Note that RPGT is exempted for land, low-cost houses, medium-cost houses and affordable houses priced below RM200,000.
Lower Taxes for SMEs
Companies with taxable income up to RM500,000 and small and medium enterprises (SMEs) with paid-up capital of less than RM2.5 million will pay a corporate income tax rate of 17%, reduced from 18% previously.
“The reduction in corporate income tax is very good to incentivise SMEs, as the sup- posed driver of the economy,” Veerinderjeet said.
Meanwhile, Thanneermalai said the lower corporate income tax could open up the doors for individuals to form more companies, so as to benefit from the lower company tax rate.
Tax Revenue Estimates
According to the Finance Ministry’s 2019 Fiscal Outlook and Federal Government Revenue Estimates report, Malaysia’s tax revenue is estimated to come in at RM176.2 billion in 2019 and RM174.7 billion in 2018.
Direct tax collection this year, which constitutes 76.7% of the tax revenue, is expected at RM133.47 billion, up 15% from RM116.02 billion in 2017. Direct tax collection for 2019 is estimated at RM135.07 billion.

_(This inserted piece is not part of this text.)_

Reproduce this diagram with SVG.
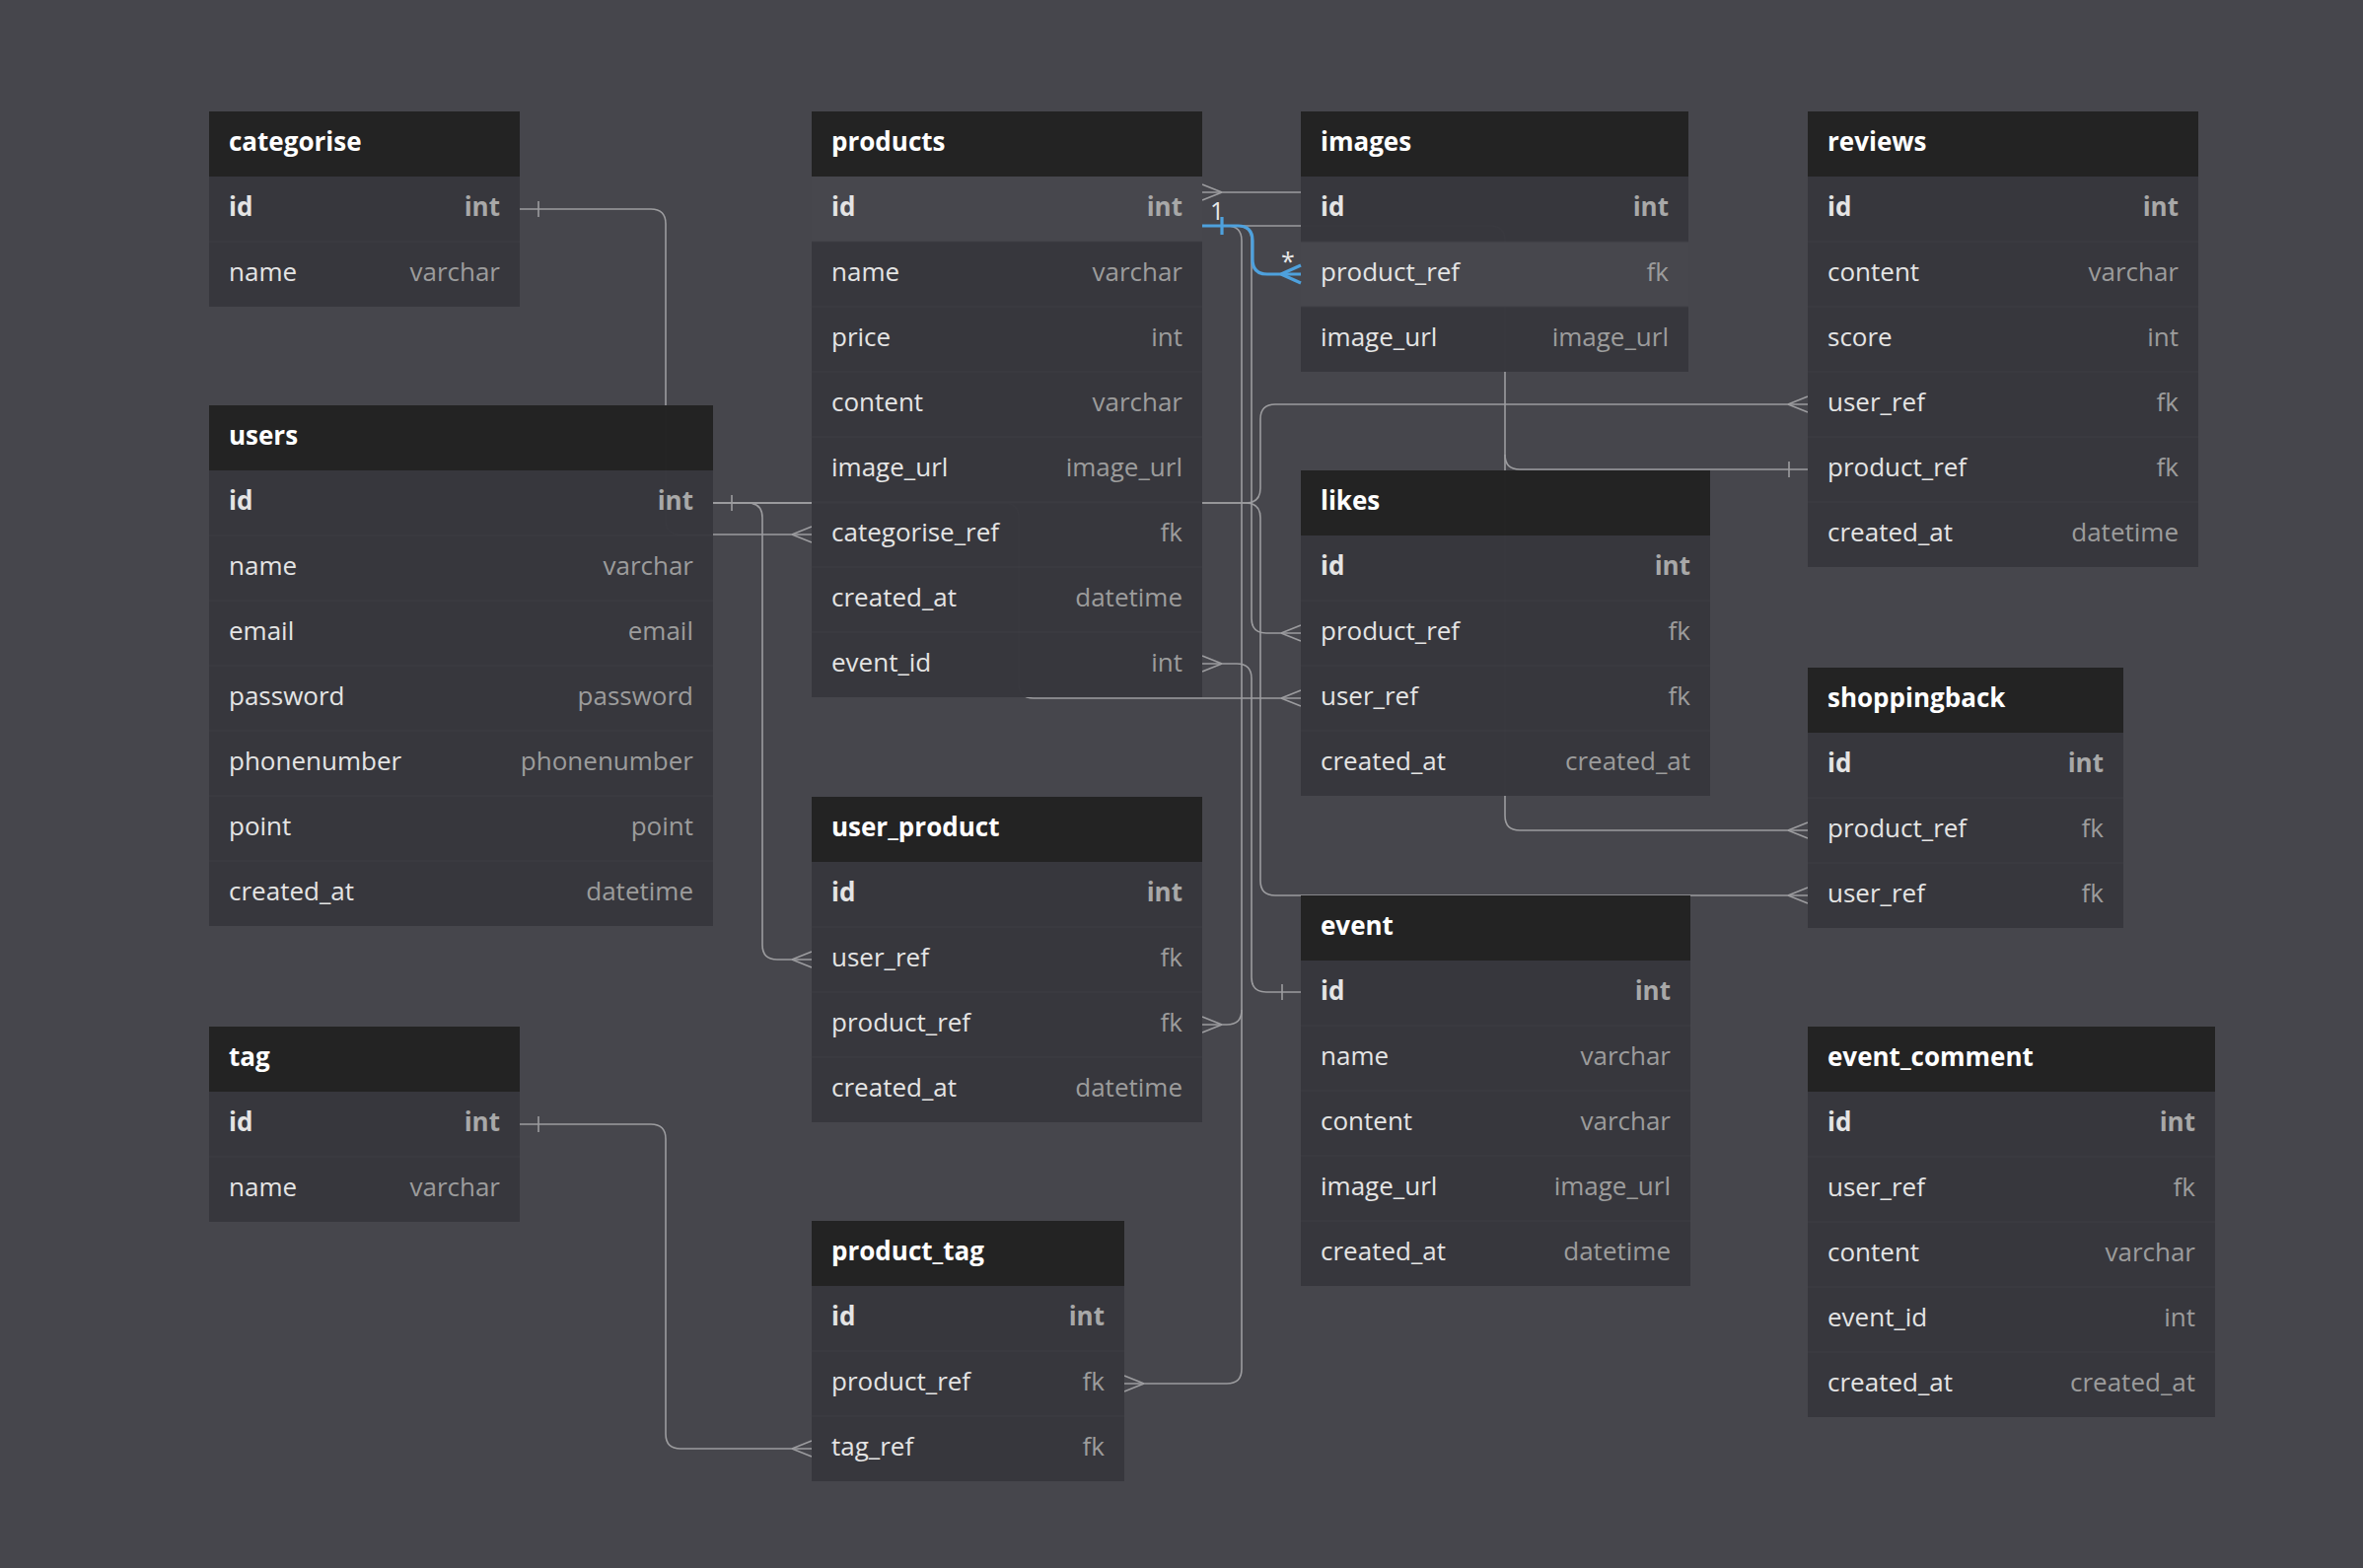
<svg xmlns="http://www.w3.org/2000/svg" width="2396" height="1590" viewBox="0 0 2396 1590">
<defs>
<style>
.bg{fill:#46464c}
.hd{fill:#222222;fill-opacity:.99}
.rw{fill:#37373d;fill-opacity:.985}
.hl{fill:#48484e;fill-opacity:.99}
.sep{stroke:#3f3f45;stroke-width:1}
text{font-family:"Open Sans","Noto Sans",sans-serif;font-size:26px}
.ht{fill:#ffffff;font-weight:700}
.pk{fill:#e4e4e4;font-weight:700}
.pkt{fill:#a8a8a8;font-weight:700;text-anchor:end}
.fn{fill:#e4e4e4}
.ft{fill:#9c9c9c;text-anchor:end}
.c{fill:none;stroke:#9c9c9f;stroke-width:1.6}
.cb{fill:none;stroke:#4ea1dd;stroke-width:3.2}
.lbl{fill:#e8e8e8;font-size:25px}
</style>
<marker id="crow" markerUnits="userSpaceOnUse" viewBox="-22 -10 24 20" refX="0" refY="0" markerWidth="24" markerHeight="20" orient="auto-start-reverse" overflow="visible">
<path d="M-20,0 L0,-8 M-20,0 L0,8" fill="none" stroke="#9c9c9f" stroke-width="1.6"/>
</marker>
<marker id="bar" markerUnits="userSpaceOnUse" viewBox="-22 -10 24 20" refX="0" refY="0" markerWidth="24" markerHeight="20" orient="auto-start-reverse" overflow="visible">
<path d="M-19,-8 V8" fill="none" stroke="#9c9c9f" stroke-width="1.6"/>
</marker>
<marker id="crowB" markerUnits="userSpaceOnUse" viewBox="-22 -10 24 20" refX="0" refY="0" markerWidth="24" markerHeight="20" orient="auto-start-reverse" overflow="visible">
<path d="M-20,0 L0,-9 M-20,0 L0,9" fill="none" stroke="#4ea1dd" stroke-width="3.2"/>
</marker>
<marker id="barB" markerUnits="userSpaceOnUse" viewBox="-22 -10 24 20" refX="0" refY="0" markerWidth="24" markerHeight="20" orient="auto-start-reverse" overflow="visible">
<path d="M-20,-9 V9" fill="none" stroke="#4ea1dd" stroke-width="3.2"/>
</marker>
</defs>
<rect class="bg" x="0" y="0" width="2396" height="1590"/>

<g id="connectors">
<path class="c" d="M527,212 H660 Q675,212 675,227 V527 Q675,542 690,542 H823" marker-start="url(#bar)" marker-end="url(#crow)"/>
<path class="c" d="M723,510 H1018 Q1033,510 1033,525 V693 Q1033,708 1048,708 H1319" marker-start="url(#bar)" marker-end="url(#crow)"/>
<path class="c" d="M723,510 H1263 Q1278,510 1278,495 V425 Q1278,410 1293,410 H1833" marker-end="url(#crow)"/>
<path class="c" d="M723,510 H1263 Q1278,510 1278,525 V893 Q1278,908 1293,908 H1833" marker-end="url(#crow)"/>
<path class="c" d="M723,510 H758 Q773,510 773,525 V958 Q773,973 788,973 H823" marker-end="url(#crow)"/>
<path class="c" d="M1219,229 H1254 Q1269,229 1269,244 V627 Q1269,642 1284,642 H1319" marker-end="url(#crow)"/>
<path class="c" d="M1219,229 H1244 Q1259,229 1259,244 V1388 Q1259,1403 1244,1403 H1140" marker-end="url(#crow)"/>
<path class="c" d="M1219,1039 H1244 Q1259,1039 1259,1024" marker-start="url(#crow)"/>
<path class="c" d="M1219,229 H1511 Q1526,229 1526,244 V461 Q1526,476 1541,476 H1833" marker-end="url(#bar)"/>
<path class="c" d="M1526,461 V827 Q1526,842 1541,842 H1833" marker-end="url(#crow)"/>
<path class="c" d="M1219,195 H1319" marker-start="url(#crow)"/>
<path class="c" d="M1219,673 H1254 Q1269,673 1269,688 V991 Q1269,1006 1284,1006 H1319" marker-start="url(#crow)" marker-end="url(#bar)"/>
<path class="c" d="M527,1140 H660 Q675,1140 675,1155 V1454 Q675,1469 690,1469 H823" marker-start="url(#bar)" marker-end="url(#crow)"/>
</g>

<g id="categorise">
<rect class="hd" x="212" y="113" width="315" height="66"/>
<text class="ht" x="232" y="153">categorise</text>
<rect class="rw" x="212" y="179" width="315" height="132"/>
<line class="sep" x1="212" y1="245" x2="527" y2="245"/>
<text class="pk" x="232" y="219">id</text><text class="pkt" x="507" y="219">int</text>
<text class="fn" x="232" y="285">name</text><text class="ft" x="507" y="285">varchar</text>
</g>

<g id="users">
<rect class="hd" x="212" y="411" width="511" height="66"/>
<text class="ht" x="232" y="451">users</text>
<rect class="rw" x="212" y="477" width="511" height="462"/>
<line class="sep" x1="212" y1="543" x2="723" y2="543"/>
<line class="sep" x1="212" y1="609" x2="723" y2="609"/>
<line class="sep" x1="212" y1="675" x2="723" y2="675"/>
<line class="sep" x1="212" y1="741" x2="723" y2="741"/>
<line class="sep" x1="212" y1="807" x2="723" y2="807"/>
<line class="sep" x1="212" y1="873" x2="723" y2="873"/>
<text class="pk" x="232" y="517">id</text><text class="pkt" x="703" y="517">int</text>
<text class="fn" x="232" y="583">name</text><text class="ft" x="703" y="583">varchar</text>
<text class="fn" x="232" y="649">email</text><text class="ft" x="703" y="649">email</text>
<text class="fn" x="232" y="715">password</text><text class="ft" x="703" y="715">password</text>
<text class="fn" x="232" y="781">phonenumber</text><text class="ft" x="703" y="781">phonenumber</text>
<text class="fn" x="232" y="847">point</text><text class="ft" x="703" y="847">point</text>
<text class="fn" x="232" y="913">created_at</text><text class="ft" x="703" y="913">datetime</text>
</g>

<g id="tag">
<rect class="hd" x="212" y="1041" width="315" height="66"/>
<text class="ht" x="232" y="1081">tag</text>
<rect class="rw" x="212" y="1107" width="315" height="132"/>
<line class="sep" x1="212" y1="1173" x2="527" y2="1173"/>
<text class="pk" x="232" y="1147">id</text><text class="pkt" x="507" y="1147">int</text>
<text class="fn" x="232" y="1213">name</text><text class="ft" x="507" y="1213">varchar</text>
</g>

<g id="products">
<rect class="hd" x="823" y="113" width="396" height="66"/>
<text class="ht" x="843" y="153">products</text>
<rect class="rw" x="823" y="179" width="396" height="528"/>
<rect class="hl" x="823" y="179" width="396" height="66"/>
<line class="sep" x1="823" y1="245" x2="1219" y2="245"/>
<line class="sep" x1="823" y1="311" x2="1219" y2="311"/>
<line class="sep" x1="823" y1="377" x2="1219" y2="377"/>
<line class="sep" x1="823" y1="443" x2="1219" y2="443"/>
<line class="sep" x1="823" y1="509" x2="1219" y2="509"/>
<line class="sep" x1="823" y1="575" x2="1219" y2="575"/>
<line class="sep" x1="823" y1="641" x2="1219" y2="641"/>
<text class="pk" x="843" y="219">id</text><text class="pkt" x="1199" y="219">int</text>
<text class="fn" x="843" y="285">name</text><text class="ft" x="1199" y="285">varchar</text>
<text class="fn" x="843" y="351">price</text><text class="ft" x="1199" y="351">int</text>
<text class="fn" x="843" y="417">content</text><text class="ft" x="1199" y="417">varchar</text>
<text class="fn" x="843" y="483">image_url</text><text class="ft" x="1199" y="483">image_url</text>
<text class="fn" x="843" y="549">categorise_ref</text><text class="ft" x="1199" y="549">fk</text>
<text class="fn" x="843" y="615">created_at</text><text class="ft" x="1199" y="615">datetime</text>
<text class="fn" x="843" y="681">event_id</text><text class="ft" x="1199" y="681">int</text>
</g>

<g id="user_product">
<rect class="hd" x="823" y="808" width="396" height="66"/>
<text class="ht" x="843" y="848">user_product</text>
<rect class="rw" x="823" y="874" width="396" height="264"/>
<line class="sep" x1="823" y1="940" x2="1219" y2="940"/>
<line class="sep" x1="823" y1="1006" x2="1219" y2="1006"/>
<line class="sep" x1="823" y1="1072" x2="1219" y2="1072"/>
<text class="pk" x="843" y="914">id</text><text class="pkt" x="1199" y="914">int</text>
<text class="fn" x="843" y="980">user_ref</text><text class="ft" x="1199" y="980">fk</text>
<text class="fn" x="843" y="1046">product_ref</text><text class="ft" x="1199" y="1046">fk</text>
<text class="fn" x="843" y="1112">created_at</text><text class="ft" x="1199" y="1112">datetime</text>
</g>

<g id="product_tag">
<rect class="hd" x="823" y="1238" width="317" height="66"/>
<text class="ht" x="843" y="1278">product_tag</text>
<rect class="rw" x="823" y="1304" width="317" height="198"/>
<line class="sep" x1="823" y1="1370" x2="1140" y2="1370"/>
<line class="sep" x1="823" y1="1436" x2="1140" y2="1436"/>
<text class="pk" x="843" y="1344">id</text><text class="pkt" x="1120" y="1344">int</text>
<text class="fn" x="843" y="1410">product_ref</text><text class="ft" x="1120" y="1410">fk</text>
<text class="fn" x="843" y="1476">tag_ref</text><text class="ft" x="1120" y="1476">fk</text>
</g>

<g id="images">
<rect class="hd" x="1319" y="113" width="393" height="66"/>
<text class="ht" x="1339" y="153">images</text>
<rect class="rw" x="1319" y="179" width="393" height="198"/>
<rect class="hl" x="1319" y="245" width="393" height="66"/>
<line class="sep" x1="1319" y1="245" x2="1712" y2="245"/>
<line class="sep" x1="1319" y1="311" x2="1712" y2="311"/>
<text class="pk" x="1339" y="219">id</text><text class="pkt" x="1692" y="219">int</text>
<text class="fn" x="1339" y="285">product_ref</text><text class="ft" x="1692" y="285">fk</text>
<text class="fn" x="1339" y="351">image_url</text><text class="ft" x="1692" y="351">image_url</text>
</g>

<g id="likes">
<rect class="hd" x="1319" y="477" width="415" height="66"/>
<text class="ht" x="1339" y="517">likes</text>
<rect class="rw" x="1319" y="543" width="415" height="264"/>
<line class="sep" x1="1319" y1="609" x2="1734" y2="609"/>
<line class="sep" x1="1319" y1="675" x2="1734" y2="675"/>
<line class="sep" x1="1319" y1="741" x2="1734" y2="741"/>
<text class="pk" x="1339" y="583">id</text><text class="pkt" x="1714" y="583">int</text>
<text class="fn" x="1339" y="649">product_ref</text><text class="ft" x="1714" y="649">fk</text>
<text class="fn" x="1339" y="715">user_ref</text><text class="ft" x="1714" y="715">fk</text>
<text class="fn" x="1339" y="781">created_at</text><text class="ft" x="1714" y="781">created_at</text>
</g>

<g id="event">
<rect class="hd" x="1319" y="908" width="395" height="66"/>
<text class="ht" x="1339" y="948">event</text>
<rect class="rw" x="1319" y="974" width="395" height="330"/>
<line class="sep" x1="1319" y1="1040" x2="1714" y2="1040"/>
<line class="sep" x1="1319" y1="1106" x2="1714" y2="1106"/>
<line class="sep" x1="1319" y1="1172" x2="1714" y2="1172"/>
<line class="sep" x1="1319" y1="1238" x2="1714" y2="1238"/>
<text class="pk" x="1339" y="1014">id</text><text class="pkt" x="1694" y="1014">int</text>
<text class="fn" x="1339" y="1080">name</text><text class="ft" x="1694" y="1080">varchar</text>
<text class="fn" x="1339" y="1146">content</text><text class="ft" x="1694" y="1146">varchar</text>
<text class="fn" x="1339" y="1212">image_url</text><text class="ft" x="1694" y="1212">image_url</text>
<text class="fn" x="1339" y="1278">created_at</text><text class="ft" x="1694" y="1278">datetime</text>
</g>

<g id="reviews">
<rect class="hd" x="1833" y="113" width="396" height="66"/>
<text class="ht" x="1853" y="153">reviews</text>
<rect class="rw" x="1833" y="179" width="396" height="396"/>
<line class="sep" x1="1833" y1="245" x2="2229" y2="245"/>
<line class="sep" x1="1833" y1="311" x2="2229" y2="311"/>
<line class="sep" x1="1833" y1="377" x2="2229" y2="377"/>
<line class="sep" x1="1833" y1="443" x2="2229" y2="443"/>
<line class="sep" x1="1833" y1="509" x2="2229" y2="509"/>
<text class="pk" x="1853" y="219">id</text><text class="pkt" x="2209" y="219">int</text>
<text class="fn" x="1853" y="285">content</text><text class="ft" x="2209" y="285">varchar</text>
<text class="fn" x="1853" y="351">score</text><text class="ft" x="2209" y="351">int</text>
<text class="fn" x="1853" y="417">user_ref</text><text class="ft" x="2209" y="417">fk</text>
<text class="fn" x="1853" y="483">product_ref</text><text class="ft" x="2209" y="483">fk</text>
<text class="fn" x="1853" y="549">created_at</text><text class="ft" x="2209" y="549">datetime</text>
</g>

<g id="shoppingback">
<rect class="hd" x="1833" y="677" width="320" height="66"/>
<text class="ht" x="1853" y="717">shoppingback</text>
<rect class="rw" x="1833" y="743" width="320" height="198"/>
<line class="sep" x1="1833" y1="809" x2="2153" y2="809"/>
<line class="sep" x1="1833" y1="875" x2="2153" y2="875"/>
<text class="pk" x="1853" y="783">id</text><text class="pkt" x="2133" y="783">int</text>
<text class="fn" x="1853" y="849">product_ref</text><text class="ft" x="2133" y="849">fk</text>
<text class="fn" x="1853" y="915">user_ref</text><text class="ft" x="2133" y="915">fk</text>
</g>

<g id="event_comment">
<rect class="hd" x="1833" y="1041" width="413" height="66"/>
<text class="ht" x="1853" y="1081">event_comment</text>
<rect class="rw" x="1833" y="1107" width="413" height="330"/>
<line class="sep" x1="1833" y1="1173" x2="2246" y2="1173"/>
<line class="sep" x1="1833" y1="1239" x2="2246" y2="1239"/>
<line class="sep" x1="1833" y1="1305" x2="2246" y2="1305"/>
<line class="sep" x1="1833" y1="1371" x2="2246" y2="1371"/>
<text class="pk" x="1853" y="1147">id</text><text class="pkt" x="2226" y="1147">int</text>
<text class="fn" x="1853" y="1213">user_ref</text><text class="ft" x="2226" y="1213">fk</text>
<text class="fn" x="1853" y="1279">content</text><text class="ft" x="2226" y="1279">varchar</text>
<text class="fn" x="1853" y="1345">event_id</text><text class="ft" x="2226" y="1345">int</text>
<text class="fn" x="1853" y="1411">created_at</text><text class="ft" x="2226" y="1411">created_at</text>
</g>

<g id="highlighted-connector">
<path class="cb" d="M1219,229 H1255 Q1270,229 1270,244 V263 Q1270,278 1285,278 H1319" marker-start="url(#barB)" marker-end="url(#crowB)"/>
<text class="lbl" x="1227" y="223">1</text>
<text class="lbl" x="1299" y="274">*</text>
</g>
</svg>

The direct tax collection will be mainly underpinned by higher petroleum income tax collection and a modest consumption of crude oil prices, as well as higher companies income tax and individuals income tax.
However, indirect tax collection is anticipated to decline 33.1% to RM41.2 billion this year, following the zero-rating of the Goods and Services Tax (GST), a three-month tax holiday which resulted in a loss of RM21 billion in revenue, and the additional RM4 billion allocated for GST refunds.
The re-introduction of the Sales and Services Tax in September 2018 is expected to contribute RM4 billion. Overall, net consumption-based tax would stand at some RM23 billion, almost half of the initial estimate of RM44 billion.